What reminded me of the flybys was a recent article, in the Spanish SINC website (see SINC reference below) which piqued my interest by saying that "One of the last [flybys] was that of the spacecraft Juno in October 2013, from Earth en route to Jupiter. NASA has not yet published data on this journey, but everything indicates that its speed as it flew over our planet was once again different to estimates". This was news to me because I pestered ESA and NASA last year and they told me there was no Juno anomaly. It's probable that the comment in the recent article was based more on expectation than evidence, but ESA/NASA have not yet published anything formally on the Juno flyby. MiHsC predicts a small positive anomaly (but as I said before I don't yet consider the motion of the spacecraft itself, which needs trajectory modelling). Time to do some fortran programming..

References

Antreasian P.G. and J.R. Guinn, 1998. Paper no 98-4287 presented at the AIAA/AAAS Astrodynamics specialist conference and exhibition, Boston.

Anderson J.D., J.K. Campbell, J.E. Ekelund, J. Ellis, J. Jordan, 2008. Phys. Rev. Letts., 100, 091102.

McCulloch, M.E., 2008. Modelling the flyby anomalies using a modification of inertia. Mon. Not. Royal. Astro. Soc., Letters, 389 (1), L57-60. Link to pdf

SINC: http://www.agenciasinc.es/en/News/An-anomaly-in-satellites-flybys-confounds-scientists

Tuesday 16 September 2014

EmDrives & MiHsC


It's a gamble, but I think it's important to focus on anomalous experimental results since the new stuff always comes from there so I thought it would be useful to recap what I have been thinking about regarding Shawyer's EmDrive results. You should bear in mind that this is an example of me wildly playing around with ideas and I may decide tomorrow it is wrong. So, just to remind you that the EmDrive is a cone-shaped microwave resonant cavity, like a microwave oven built into a megaphone. When microwaves are resonated in there, it has been shown by Roger Shawyer, also a Chinese group and recently a NASA group that a small anomalous force is produced and the cavity moves towards its narrow end. This apparent violation of the conservation of momentum has not been explained.

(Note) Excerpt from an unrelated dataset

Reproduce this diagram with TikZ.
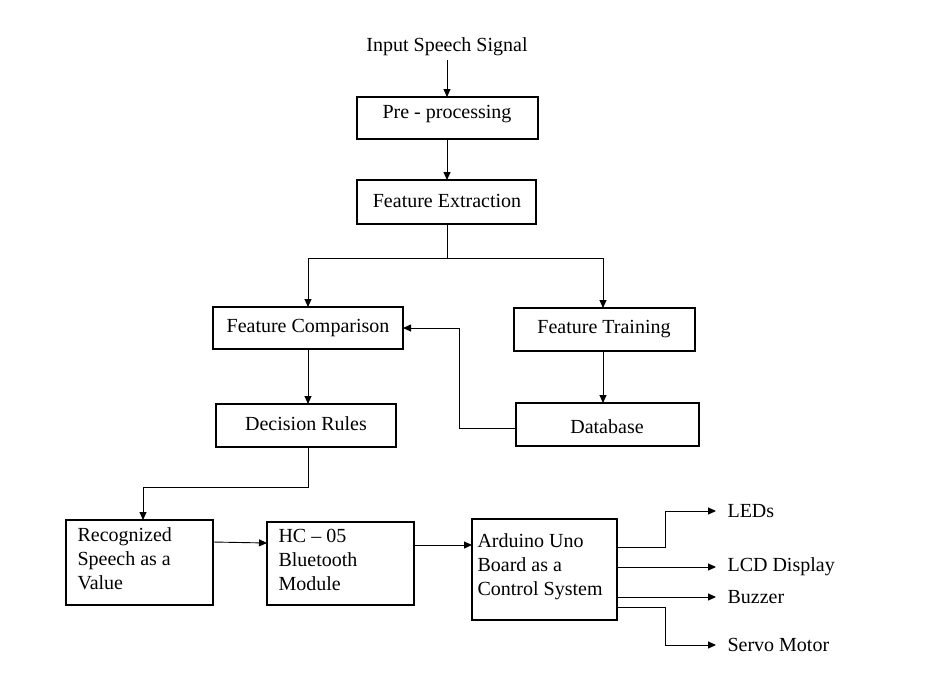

To explain it, I've assumed the following: the microwaves bouncing around within the cavity have inertial mass (em radiation does: that's why it can push a Solar sail) and their inertia is determined by MiHsC (quantised inertia). In MiHsC the Unruh waves are allowed only if they fit exactly within the Hubble horizon or within a local Rindler horizon, but what if the cavity wall in this case was acting like a horizon? Well, then the microwaves at the wide end would have more inertia than those at the narrow end since more Unruh waves would fit. This means that as a microwave beam goes from the narrow end to the wide end it gains inertial mass. Now I can try something I've used before (for the Tajmar effect) and say, in order to still conserve momentum (mass*velocity) for the whole system, if mass goes up then velocity must go down, and the only way to achieve that is to have the whole structure move towards the narrow end.

I've done the calculation using MiHsC for Shawyer's EmDrive assuming an input power of 850W, a frequency of 2.45GHz and a Q factor (number of times the waves bounce before dissipating) of 5900 and I predict a force of 12.75mN, close to the 16 mN they saw.

Again, do take this in the spirit of 'playfulness'. There are huge questions: How can I throw out the rule book on photons like a hippy on LSD, and then insist on conserving momentum like an accountant with OCD? It could be a just a coincidence that it works, but it is interesting. Comments welcome!